TO DO: Leaving out the pictures, transcribe all of the records faithfully.

MATERIAL FOR THIS TASK:
======

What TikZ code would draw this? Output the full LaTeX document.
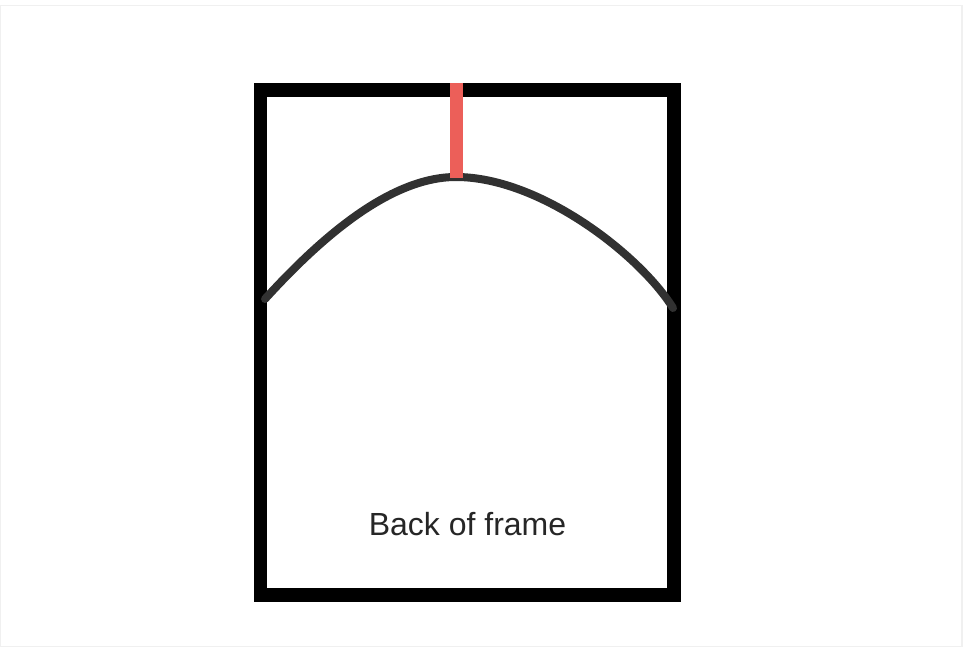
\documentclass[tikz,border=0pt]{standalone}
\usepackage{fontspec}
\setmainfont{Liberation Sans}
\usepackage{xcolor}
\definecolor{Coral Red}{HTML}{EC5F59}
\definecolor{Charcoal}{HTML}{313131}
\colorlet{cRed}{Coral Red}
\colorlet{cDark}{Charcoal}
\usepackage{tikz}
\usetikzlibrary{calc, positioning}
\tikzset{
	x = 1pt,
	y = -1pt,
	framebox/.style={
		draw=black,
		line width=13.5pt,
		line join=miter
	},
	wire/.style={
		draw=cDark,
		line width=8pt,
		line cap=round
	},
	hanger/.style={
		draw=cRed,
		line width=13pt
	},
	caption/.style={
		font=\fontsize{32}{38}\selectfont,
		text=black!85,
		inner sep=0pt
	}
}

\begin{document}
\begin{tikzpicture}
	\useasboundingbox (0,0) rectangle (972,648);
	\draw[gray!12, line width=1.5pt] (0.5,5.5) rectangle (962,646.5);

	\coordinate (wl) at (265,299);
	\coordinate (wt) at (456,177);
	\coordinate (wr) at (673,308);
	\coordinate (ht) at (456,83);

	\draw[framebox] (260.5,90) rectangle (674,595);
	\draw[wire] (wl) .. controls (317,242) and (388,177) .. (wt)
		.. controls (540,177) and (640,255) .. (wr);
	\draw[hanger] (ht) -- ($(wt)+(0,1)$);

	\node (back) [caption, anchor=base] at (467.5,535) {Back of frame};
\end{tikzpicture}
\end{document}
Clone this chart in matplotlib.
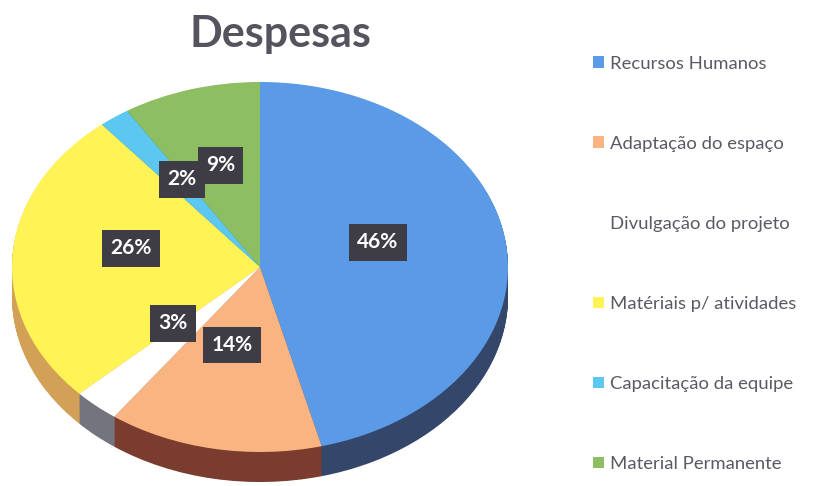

======

SOLUTION BELOW:
What TikZ code would draw this? Output the full LaTeX document.
\documentclass[tikz,border=0pt]{standalone}
\usepackage{fontspec}
\setmainfont{Liberation Sans}
\usepackage{xcolor}
\definecolor{Coral Red}{HTML}{EC5F59}
\definecolor{Charcoal}{HTML}{313131}
\colorlet{cRed}{Coral Red}
\colorlet{cDark}{Charcoal}
\usepackage{tikz}
\usetikzlibrary{calc, positioning}
\tikzset{
	x = 1pt,
	y = -1pt,
	framebox/.style={
		draw=black,
		line width=13.5pt,
		line join=miter
	},
	wire/.style={
		draw=cDark,
		line width=8pt,
		line cap=round
	},
	hanger/.style={
		draw=cRed,
		line width=13pt
	},
	caption/.style={
		font=\fontsize{32}{38}\selectfont,
		text=black!85,
		inner sep=0pt
	}
}

\begin{document}
\begin{tikzpicture}
	\useasboundingbox (0,0) rectangle (972,648);
	\draw[gray!12, line width=1.5pt] (0.5,5.5) rectangle (962,646.5);

	\coordinate (wl) at (265,299);
	\coordinate (wt) at (456,177);
	\coordinate (wr) at (673,308);
	\coordinate (ht) at (456,83);

	\draw[framebox] (260.5,90) rectangle (674,595);
	\draw[wire] (wl) .. controls (317,242) and (388,177) .. (wt)
		.. controls (540,177) and (640,255) .. (wr);
	\draw[hanger] (ht) -- ($(wt)+(0,1)$);

	\node (back) [caption, anchor=base] at (467.5,535) {Back of frame};
\end{tikzpicture}
\end{document}
Clone this chart in matplotlib.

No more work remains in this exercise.